LISTED ENTRIES ::
· · · ·
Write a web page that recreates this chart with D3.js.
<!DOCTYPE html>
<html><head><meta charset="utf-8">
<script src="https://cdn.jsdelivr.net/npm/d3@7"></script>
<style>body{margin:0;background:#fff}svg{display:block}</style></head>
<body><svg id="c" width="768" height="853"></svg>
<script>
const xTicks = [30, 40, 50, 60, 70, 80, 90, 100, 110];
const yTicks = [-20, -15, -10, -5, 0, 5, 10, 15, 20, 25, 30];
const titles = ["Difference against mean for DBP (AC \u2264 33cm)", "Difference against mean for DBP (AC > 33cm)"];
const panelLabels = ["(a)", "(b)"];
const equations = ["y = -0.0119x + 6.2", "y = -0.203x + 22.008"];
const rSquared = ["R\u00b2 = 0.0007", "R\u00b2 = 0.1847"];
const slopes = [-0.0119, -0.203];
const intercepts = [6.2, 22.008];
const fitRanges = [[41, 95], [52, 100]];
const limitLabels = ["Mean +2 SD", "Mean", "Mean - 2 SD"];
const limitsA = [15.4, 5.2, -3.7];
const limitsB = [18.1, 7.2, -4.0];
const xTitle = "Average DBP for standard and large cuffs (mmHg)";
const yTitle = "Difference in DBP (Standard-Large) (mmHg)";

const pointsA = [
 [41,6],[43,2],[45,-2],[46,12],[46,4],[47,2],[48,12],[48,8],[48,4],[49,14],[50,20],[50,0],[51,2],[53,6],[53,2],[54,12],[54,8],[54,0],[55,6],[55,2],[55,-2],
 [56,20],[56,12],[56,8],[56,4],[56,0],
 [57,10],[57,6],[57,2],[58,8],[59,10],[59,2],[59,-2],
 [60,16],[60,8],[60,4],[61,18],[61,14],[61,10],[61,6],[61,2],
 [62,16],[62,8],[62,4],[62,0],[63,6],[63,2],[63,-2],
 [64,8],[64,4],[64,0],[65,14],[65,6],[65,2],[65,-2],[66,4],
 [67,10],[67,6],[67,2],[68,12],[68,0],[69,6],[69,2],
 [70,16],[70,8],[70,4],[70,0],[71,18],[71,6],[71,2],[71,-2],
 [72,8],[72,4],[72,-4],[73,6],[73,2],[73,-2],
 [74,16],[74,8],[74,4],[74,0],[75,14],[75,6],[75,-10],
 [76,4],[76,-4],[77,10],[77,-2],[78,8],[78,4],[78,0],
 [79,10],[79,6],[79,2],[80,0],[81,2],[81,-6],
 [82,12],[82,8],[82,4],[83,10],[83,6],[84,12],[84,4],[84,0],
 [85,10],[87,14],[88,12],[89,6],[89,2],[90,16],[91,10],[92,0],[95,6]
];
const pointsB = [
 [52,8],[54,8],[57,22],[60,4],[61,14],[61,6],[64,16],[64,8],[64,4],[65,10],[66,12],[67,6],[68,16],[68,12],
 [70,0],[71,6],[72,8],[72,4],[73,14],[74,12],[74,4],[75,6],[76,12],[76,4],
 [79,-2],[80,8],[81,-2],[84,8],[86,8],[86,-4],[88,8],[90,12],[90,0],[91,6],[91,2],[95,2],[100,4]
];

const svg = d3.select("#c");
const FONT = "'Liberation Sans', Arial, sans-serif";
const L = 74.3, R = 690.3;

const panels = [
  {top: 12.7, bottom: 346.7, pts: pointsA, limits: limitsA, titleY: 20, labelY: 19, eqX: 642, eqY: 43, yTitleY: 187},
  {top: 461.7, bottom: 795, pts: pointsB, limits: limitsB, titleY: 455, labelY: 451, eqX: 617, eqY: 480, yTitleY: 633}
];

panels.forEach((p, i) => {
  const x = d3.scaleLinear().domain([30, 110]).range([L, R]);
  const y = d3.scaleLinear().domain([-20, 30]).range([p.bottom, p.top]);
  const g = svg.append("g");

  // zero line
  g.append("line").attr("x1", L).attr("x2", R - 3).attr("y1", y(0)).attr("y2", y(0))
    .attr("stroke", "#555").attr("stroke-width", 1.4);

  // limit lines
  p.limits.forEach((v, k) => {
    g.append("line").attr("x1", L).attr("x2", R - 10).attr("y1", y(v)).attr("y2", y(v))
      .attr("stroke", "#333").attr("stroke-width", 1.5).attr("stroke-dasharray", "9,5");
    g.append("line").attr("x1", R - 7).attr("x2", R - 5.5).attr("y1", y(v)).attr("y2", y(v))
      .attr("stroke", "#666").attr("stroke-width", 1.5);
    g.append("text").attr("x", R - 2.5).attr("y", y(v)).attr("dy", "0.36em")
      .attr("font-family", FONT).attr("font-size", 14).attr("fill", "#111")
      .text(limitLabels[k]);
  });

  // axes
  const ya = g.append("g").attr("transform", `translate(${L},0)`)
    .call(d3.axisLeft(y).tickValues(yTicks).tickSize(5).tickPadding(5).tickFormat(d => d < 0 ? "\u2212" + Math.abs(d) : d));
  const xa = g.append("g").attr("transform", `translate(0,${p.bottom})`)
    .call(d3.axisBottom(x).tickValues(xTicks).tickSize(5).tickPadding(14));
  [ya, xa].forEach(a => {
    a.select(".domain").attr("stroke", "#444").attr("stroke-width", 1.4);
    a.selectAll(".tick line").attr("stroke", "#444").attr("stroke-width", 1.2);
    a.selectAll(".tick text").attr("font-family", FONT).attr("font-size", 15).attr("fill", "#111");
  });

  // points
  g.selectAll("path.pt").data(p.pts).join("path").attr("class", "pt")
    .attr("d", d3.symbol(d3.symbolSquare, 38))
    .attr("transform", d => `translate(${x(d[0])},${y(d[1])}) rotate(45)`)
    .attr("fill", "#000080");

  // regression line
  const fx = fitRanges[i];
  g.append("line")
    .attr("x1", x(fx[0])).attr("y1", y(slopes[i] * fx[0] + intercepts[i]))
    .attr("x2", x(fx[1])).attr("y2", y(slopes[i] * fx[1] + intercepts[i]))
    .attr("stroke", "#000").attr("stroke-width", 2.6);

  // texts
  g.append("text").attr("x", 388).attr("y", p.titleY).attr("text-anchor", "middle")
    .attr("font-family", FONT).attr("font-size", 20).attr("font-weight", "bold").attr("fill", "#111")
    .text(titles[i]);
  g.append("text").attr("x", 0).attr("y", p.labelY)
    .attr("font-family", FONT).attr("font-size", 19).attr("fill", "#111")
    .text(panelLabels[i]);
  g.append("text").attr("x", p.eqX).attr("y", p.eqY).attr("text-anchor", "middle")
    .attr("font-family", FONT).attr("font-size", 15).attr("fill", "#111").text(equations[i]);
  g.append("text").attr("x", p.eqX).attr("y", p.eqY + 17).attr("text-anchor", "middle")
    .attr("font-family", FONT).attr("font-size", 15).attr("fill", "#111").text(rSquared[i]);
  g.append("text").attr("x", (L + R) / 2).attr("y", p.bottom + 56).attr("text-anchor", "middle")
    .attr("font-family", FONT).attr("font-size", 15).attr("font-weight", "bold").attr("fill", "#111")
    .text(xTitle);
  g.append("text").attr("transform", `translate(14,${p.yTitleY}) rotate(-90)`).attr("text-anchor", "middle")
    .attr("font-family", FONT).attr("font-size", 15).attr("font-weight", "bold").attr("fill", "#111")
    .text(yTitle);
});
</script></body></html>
· · · ·
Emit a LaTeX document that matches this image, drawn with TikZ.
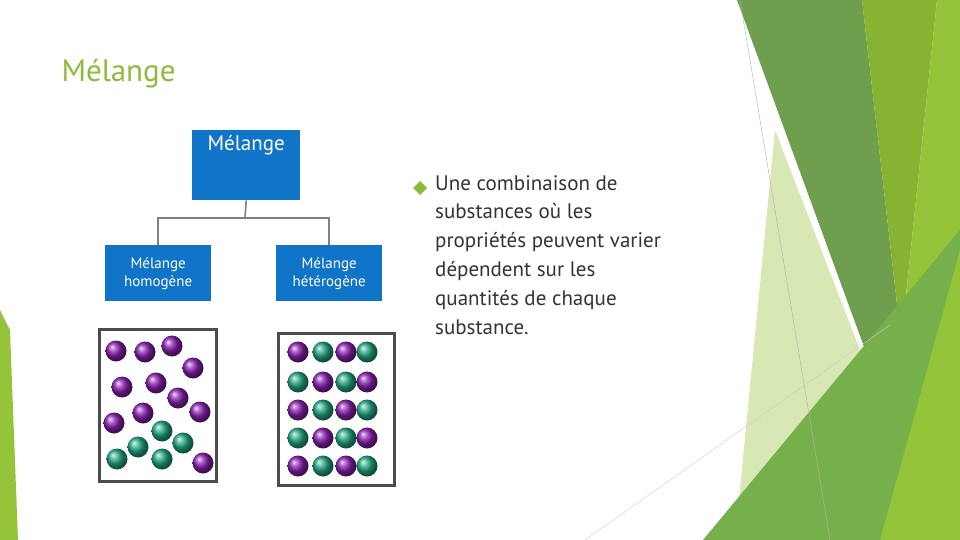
· · · ·
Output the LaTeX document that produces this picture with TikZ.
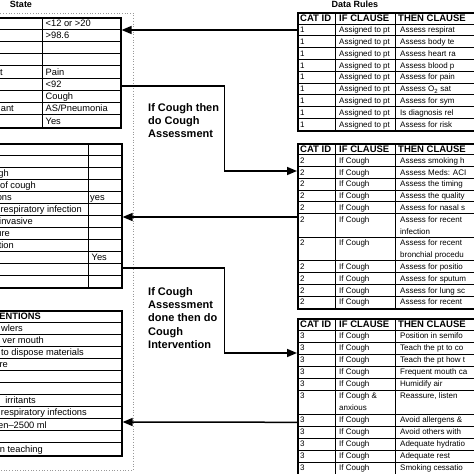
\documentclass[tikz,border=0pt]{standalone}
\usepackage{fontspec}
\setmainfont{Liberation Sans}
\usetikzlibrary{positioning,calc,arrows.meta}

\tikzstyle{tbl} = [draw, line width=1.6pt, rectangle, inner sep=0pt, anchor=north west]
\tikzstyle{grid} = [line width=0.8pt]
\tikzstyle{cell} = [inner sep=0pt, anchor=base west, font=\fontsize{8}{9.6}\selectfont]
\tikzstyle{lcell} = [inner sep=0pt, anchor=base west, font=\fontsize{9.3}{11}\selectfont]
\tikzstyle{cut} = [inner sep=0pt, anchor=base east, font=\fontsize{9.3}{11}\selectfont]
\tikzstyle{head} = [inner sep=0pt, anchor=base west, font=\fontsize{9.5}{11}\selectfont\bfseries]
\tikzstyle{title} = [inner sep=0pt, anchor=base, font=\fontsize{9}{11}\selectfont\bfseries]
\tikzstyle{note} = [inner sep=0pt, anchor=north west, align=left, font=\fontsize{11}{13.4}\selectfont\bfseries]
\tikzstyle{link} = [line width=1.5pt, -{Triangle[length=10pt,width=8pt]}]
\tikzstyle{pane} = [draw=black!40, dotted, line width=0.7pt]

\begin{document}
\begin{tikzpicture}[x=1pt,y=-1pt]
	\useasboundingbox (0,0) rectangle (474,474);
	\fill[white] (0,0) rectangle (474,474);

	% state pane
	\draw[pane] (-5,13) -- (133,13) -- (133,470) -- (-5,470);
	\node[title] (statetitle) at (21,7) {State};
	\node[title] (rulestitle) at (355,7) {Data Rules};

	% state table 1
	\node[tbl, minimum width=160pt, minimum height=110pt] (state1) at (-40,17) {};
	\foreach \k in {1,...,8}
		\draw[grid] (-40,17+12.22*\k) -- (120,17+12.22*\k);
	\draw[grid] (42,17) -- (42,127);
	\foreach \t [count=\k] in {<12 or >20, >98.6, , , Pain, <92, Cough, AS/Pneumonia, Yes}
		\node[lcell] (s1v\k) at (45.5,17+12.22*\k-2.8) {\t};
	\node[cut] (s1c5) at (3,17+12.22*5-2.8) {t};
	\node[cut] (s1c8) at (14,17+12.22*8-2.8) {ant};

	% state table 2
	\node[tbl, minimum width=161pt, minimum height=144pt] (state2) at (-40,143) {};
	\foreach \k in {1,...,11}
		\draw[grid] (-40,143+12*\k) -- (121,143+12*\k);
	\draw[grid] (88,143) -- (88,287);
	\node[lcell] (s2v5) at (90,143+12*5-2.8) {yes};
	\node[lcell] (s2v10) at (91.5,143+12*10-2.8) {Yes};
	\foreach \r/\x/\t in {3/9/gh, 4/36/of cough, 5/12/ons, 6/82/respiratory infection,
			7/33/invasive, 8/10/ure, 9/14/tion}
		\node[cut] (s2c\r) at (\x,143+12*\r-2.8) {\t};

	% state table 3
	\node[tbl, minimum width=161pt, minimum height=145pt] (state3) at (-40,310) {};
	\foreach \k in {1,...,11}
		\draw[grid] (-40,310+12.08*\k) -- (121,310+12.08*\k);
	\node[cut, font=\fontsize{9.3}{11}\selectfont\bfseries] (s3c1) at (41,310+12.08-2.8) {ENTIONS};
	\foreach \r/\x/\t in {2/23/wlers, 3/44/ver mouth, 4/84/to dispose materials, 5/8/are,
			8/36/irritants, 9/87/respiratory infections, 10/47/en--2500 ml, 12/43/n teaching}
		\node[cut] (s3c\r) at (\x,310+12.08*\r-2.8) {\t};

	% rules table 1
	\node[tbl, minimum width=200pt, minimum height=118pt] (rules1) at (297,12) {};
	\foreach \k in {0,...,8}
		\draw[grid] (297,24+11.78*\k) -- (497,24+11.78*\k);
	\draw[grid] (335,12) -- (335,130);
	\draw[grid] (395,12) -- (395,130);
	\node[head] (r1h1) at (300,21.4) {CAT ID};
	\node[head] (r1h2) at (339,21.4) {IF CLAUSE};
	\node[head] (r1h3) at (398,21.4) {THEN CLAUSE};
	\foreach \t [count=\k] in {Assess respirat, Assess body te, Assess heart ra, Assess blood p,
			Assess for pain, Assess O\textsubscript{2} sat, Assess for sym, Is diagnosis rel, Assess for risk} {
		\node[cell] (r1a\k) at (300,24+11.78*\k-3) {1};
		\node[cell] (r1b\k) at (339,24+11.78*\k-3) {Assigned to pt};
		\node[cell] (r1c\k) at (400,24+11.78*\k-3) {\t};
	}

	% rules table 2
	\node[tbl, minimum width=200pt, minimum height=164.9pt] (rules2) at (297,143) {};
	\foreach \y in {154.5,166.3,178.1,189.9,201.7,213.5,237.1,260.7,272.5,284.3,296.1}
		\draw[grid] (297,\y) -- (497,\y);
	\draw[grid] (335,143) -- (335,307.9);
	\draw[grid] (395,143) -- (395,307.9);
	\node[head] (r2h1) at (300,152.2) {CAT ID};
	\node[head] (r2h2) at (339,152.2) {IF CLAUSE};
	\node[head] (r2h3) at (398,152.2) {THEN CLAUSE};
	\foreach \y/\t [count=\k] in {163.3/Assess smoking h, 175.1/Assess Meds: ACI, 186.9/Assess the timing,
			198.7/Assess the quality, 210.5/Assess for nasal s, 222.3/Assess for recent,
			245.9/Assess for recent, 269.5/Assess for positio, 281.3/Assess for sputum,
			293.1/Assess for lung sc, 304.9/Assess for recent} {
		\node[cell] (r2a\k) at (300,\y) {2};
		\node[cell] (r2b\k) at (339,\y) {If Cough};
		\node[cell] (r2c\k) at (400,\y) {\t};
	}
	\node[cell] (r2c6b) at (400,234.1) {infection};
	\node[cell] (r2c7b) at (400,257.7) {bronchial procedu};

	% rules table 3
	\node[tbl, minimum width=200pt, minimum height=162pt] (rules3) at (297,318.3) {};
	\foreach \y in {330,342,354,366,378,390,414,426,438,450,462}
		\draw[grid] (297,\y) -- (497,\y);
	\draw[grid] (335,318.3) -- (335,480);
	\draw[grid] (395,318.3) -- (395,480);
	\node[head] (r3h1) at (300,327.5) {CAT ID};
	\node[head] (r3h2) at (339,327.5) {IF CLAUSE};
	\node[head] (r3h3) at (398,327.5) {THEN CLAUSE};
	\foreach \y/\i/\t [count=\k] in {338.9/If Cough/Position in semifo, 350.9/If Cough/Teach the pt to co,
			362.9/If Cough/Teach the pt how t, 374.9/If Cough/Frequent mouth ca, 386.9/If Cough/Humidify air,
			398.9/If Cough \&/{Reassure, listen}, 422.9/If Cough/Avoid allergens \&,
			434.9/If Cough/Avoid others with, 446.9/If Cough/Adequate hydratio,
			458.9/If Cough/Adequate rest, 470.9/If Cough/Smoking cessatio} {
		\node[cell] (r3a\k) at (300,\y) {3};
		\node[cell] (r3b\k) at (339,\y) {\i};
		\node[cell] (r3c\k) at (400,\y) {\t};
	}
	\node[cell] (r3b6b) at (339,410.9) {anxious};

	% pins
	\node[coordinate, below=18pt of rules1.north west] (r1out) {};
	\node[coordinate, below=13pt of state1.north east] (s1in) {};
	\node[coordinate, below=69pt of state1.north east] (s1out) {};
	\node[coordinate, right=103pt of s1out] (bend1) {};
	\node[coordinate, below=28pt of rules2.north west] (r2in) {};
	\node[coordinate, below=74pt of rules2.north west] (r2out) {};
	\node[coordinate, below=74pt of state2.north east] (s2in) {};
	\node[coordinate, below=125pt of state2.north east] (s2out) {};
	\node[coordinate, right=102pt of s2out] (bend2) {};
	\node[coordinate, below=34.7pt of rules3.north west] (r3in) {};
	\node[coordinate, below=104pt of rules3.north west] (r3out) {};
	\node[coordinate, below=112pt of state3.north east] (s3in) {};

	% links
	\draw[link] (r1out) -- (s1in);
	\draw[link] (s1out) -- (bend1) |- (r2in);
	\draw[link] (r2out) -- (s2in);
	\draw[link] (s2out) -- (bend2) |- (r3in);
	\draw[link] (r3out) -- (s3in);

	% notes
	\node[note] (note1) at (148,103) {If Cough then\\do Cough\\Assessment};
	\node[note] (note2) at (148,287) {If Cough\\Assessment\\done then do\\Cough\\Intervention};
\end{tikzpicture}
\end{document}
· · · ·
EXERCISE :: Return exactly the lines from the one with "Output the LaTeX" to the one with "(rulestitle) at (355,7)", inclusive, and nothing else; skip the pictures.

ANSWER TO THE TASK ::
Output the LaTeX document that produces this picture with TikZ.
\documentclass[tikz,border=0pt]{standalone}
\usepackage{fontspec}
\setmainfont{Liberation Sans}
\usetikzlibrary{positioning,calc,arrows.meta}

\tikzstyle{tbl} = [draw, line width=1.6pt, rectangle, inner sep=0pt, anchor=north west]
\tikzstyle{grid} = [line width=0.8pt]
\tikzstyle{cell} = [inner sep=0pt, anchor=base west, font=\fontsize{8}{9.6}\selectfont]
\tikzstyle{lcell} = [inner sep=0pt, anchor=base west, font=\fontsize{9.3}{11}\selectfont]
\tikzstyle{cut} = [inner sep=0pt, anchor=base east, font=\fontsize{9.3}{11}\selectfont]
\tikzstyle{head} = [inner sep=0pt, anchor=base west, font=\fontsize{9.5}{11}\selectfont\bfseries]
\tikzstyle{title} = [inner sep=0pt, anchor=base, font=\fontsize{9}{11}\selectfont\bfseries]
\tikzstyle{note} = [inner sep=0pt, anchor=north west, align=left, font=\fontsize{11}{13.4}\selectfont\bfseries]
\tikzstyle{link} = [line width=1.5pt, -{Triangle[length=10pt,width=8pt]}]
\tikzstyle{pane} = [draw=black!40, dotted, line width=0.7pt]

\begin{document}
\begin{tikzpicture}[x=1pt,y=-1pt]
	\useasboundingbox (0,0) rectangle (474,474);
	\fill[white] (0,0) rectangle (474,474);

	% state pane
	\draw[pane] (-5,13) -- (133,13) -- (133,470) -- (-5,470);
	\node[title] (statetitle) at (21,7) {State};
	\node[title] (rulestitle) at (355,7) {Data Rules};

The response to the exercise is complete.